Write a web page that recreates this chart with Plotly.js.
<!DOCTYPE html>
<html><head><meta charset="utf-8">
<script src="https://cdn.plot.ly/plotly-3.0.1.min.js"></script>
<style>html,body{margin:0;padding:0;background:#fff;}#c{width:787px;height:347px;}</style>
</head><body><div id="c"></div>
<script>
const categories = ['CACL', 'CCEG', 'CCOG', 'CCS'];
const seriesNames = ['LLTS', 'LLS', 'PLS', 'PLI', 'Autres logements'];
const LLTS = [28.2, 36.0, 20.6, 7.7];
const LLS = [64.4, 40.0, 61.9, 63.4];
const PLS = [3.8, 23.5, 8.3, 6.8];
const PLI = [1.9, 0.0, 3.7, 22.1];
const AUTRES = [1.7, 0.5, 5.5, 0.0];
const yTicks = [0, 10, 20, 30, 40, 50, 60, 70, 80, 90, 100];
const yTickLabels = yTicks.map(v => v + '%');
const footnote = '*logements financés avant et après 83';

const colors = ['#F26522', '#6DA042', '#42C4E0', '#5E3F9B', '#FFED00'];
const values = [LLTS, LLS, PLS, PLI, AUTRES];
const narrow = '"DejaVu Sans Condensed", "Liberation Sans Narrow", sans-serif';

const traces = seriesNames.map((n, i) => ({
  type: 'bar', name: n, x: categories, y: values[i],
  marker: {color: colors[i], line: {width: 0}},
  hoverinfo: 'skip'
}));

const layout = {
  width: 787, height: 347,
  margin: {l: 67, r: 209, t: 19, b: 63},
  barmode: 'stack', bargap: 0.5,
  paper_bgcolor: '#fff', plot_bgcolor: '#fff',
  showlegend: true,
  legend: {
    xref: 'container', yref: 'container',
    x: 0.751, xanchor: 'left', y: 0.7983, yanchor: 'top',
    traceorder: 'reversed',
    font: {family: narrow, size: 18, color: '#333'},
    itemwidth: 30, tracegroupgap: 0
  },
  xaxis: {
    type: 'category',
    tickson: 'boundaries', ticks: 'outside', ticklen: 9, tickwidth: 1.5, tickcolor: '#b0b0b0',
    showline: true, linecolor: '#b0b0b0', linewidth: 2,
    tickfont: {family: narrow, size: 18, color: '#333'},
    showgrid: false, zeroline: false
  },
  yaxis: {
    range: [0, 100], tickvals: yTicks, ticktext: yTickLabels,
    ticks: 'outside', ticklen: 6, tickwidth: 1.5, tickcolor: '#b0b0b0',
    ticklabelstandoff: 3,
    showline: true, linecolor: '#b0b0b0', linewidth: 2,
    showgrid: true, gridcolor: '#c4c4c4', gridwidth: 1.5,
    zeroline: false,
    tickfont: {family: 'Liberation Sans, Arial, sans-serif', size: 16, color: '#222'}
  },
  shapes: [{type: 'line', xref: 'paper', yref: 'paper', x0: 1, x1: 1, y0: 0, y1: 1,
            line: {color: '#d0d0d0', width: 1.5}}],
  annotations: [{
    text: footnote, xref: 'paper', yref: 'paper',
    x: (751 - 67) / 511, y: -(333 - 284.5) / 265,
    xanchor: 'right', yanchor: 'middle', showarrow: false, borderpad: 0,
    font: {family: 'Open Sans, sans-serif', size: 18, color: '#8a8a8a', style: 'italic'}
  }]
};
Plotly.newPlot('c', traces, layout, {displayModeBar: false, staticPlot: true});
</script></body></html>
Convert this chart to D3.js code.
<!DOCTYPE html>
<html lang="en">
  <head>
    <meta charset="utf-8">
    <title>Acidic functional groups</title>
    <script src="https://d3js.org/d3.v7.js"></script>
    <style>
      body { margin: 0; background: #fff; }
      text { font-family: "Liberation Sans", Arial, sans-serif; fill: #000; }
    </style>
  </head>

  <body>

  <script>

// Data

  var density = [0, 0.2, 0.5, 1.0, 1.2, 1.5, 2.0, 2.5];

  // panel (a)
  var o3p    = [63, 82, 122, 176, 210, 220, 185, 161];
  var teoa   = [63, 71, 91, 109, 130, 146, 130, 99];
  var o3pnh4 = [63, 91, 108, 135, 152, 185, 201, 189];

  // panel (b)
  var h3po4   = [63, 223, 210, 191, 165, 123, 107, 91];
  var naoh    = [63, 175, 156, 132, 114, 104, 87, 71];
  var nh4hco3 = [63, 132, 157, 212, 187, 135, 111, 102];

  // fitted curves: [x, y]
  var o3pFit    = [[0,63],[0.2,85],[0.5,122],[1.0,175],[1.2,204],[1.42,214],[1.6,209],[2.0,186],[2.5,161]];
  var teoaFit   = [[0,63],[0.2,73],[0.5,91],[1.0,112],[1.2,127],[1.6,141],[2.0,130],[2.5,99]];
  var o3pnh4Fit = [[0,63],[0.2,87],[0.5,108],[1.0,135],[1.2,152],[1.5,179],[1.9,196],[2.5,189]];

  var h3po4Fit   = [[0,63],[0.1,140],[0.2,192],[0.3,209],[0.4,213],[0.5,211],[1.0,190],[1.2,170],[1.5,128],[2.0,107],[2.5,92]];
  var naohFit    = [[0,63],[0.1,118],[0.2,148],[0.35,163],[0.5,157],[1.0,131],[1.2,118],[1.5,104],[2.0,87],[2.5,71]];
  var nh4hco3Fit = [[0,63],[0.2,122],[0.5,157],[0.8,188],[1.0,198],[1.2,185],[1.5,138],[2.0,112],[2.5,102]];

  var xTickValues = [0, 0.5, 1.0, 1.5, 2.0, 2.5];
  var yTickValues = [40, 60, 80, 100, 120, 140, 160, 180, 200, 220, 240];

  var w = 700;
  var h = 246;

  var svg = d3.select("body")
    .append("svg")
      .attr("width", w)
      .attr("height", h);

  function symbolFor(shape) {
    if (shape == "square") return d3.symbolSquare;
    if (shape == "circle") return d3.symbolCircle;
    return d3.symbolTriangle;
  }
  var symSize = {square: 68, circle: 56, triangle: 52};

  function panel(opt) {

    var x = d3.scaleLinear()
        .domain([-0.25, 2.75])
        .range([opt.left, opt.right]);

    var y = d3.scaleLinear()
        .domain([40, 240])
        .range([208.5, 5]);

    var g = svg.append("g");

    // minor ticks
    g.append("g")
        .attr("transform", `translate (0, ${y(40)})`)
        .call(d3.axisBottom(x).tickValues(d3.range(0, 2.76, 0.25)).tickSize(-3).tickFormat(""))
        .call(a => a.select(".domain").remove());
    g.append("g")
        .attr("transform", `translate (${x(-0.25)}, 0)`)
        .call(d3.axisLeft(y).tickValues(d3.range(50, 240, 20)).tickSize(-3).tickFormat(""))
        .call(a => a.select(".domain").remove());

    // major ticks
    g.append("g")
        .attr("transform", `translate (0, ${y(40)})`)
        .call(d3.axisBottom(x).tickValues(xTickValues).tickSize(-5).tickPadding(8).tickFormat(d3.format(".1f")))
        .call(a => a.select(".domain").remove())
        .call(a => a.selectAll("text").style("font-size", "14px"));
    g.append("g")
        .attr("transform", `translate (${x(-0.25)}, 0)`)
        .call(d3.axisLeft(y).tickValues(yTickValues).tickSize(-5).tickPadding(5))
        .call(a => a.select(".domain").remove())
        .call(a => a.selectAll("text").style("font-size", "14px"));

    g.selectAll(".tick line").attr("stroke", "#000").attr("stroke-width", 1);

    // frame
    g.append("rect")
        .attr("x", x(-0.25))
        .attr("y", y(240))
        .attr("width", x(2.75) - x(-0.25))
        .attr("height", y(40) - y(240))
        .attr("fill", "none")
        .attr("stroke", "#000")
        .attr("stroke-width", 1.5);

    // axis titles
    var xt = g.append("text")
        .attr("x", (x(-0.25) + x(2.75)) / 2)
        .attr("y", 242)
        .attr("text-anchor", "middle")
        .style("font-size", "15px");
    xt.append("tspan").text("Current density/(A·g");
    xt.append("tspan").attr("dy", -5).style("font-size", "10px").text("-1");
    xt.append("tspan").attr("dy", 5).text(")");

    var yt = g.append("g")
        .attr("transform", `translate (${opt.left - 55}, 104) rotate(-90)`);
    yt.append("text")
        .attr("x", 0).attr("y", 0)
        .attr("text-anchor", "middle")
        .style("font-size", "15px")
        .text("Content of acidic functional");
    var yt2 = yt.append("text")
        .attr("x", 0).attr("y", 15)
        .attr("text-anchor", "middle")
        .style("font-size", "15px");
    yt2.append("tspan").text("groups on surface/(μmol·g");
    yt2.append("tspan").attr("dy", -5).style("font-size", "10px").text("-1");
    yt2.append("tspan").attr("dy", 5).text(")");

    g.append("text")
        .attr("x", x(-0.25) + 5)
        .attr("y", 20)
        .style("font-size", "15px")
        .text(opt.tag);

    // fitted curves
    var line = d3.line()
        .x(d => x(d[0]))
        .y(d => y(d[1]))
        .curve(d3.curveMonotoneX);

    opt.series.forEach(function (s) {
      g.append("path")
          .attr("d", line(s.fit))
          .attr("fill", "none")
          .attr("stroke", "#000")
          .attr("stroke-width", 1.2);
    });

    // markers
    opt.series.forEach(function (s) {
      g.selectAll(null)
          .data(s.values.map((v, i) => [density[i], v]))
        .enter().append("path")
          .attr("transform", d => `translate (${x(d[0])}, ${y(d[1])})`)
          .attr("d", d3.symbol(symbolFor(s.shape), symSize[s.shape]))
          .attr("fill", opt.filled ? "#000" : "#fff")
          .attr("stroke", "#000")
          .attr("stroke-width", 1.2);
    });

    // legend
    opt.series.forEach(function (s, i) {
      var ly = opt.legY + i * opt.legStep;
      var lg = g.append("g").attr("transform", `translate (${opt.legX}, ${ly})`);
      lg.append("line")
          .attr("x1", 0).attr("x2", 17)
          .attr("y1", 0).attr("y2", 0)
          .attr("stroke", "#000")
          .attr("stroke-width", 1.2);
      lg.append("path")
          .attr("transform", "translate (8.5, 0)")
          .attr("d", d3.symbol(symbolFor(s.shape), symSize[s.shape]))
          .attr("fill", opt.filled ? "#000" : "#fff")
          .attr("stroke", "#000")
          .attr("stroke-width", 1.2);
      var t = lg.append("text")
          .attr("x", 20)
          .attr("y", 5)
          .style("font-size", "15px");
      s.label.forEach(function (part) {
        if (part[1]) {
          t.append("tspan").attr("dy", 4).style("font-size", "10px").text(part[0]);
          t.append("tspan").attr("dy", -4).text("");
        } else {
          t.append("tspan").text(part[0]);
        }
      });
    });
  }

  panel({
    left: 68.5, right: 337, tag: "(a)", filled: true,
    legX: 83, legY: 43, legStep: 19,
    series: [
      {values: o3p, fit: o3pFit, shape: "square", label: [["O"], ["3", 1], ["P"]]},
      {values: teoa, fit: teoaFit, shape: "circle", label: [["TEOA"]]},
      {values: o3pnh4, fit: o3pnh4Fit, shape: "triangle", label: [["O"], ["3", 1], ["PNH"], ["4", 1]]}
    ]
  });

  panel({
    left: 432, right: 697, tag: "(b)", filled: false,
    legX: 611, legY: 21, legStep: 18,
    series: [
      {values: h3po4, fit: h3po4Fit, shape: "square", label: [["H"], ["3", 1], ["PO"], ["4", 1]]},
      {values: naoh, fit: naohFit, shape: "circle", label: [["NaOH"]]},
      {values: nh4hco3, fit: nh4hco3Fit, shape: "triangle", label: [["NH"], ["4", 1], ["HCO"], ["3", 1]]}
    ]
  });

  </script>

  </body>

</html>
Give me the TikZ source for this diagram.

- [GIVEN EXERCISE] Going down the listing above, begin printing at the line with "Convert this chart to D3.js code." and finish with the line with "// Data", exactly as they appear.

- [SOLUTION]
Convert this chart to D3.js code.
<!DOCTYPE html>
<html lang="en">
  <head>
    <meta charset="utf-8">
    <title>Acidic functional groups</title>
    <script src="https://d3js.org/d3.v7.js"></script>
    <style>
      body { margin: 0; background: #fff; }
      text { font-family: "Liberation Sans", Arial, sans-serif; fill: #000; }
    </style>
  </head>

  <body>

  <script>

// Data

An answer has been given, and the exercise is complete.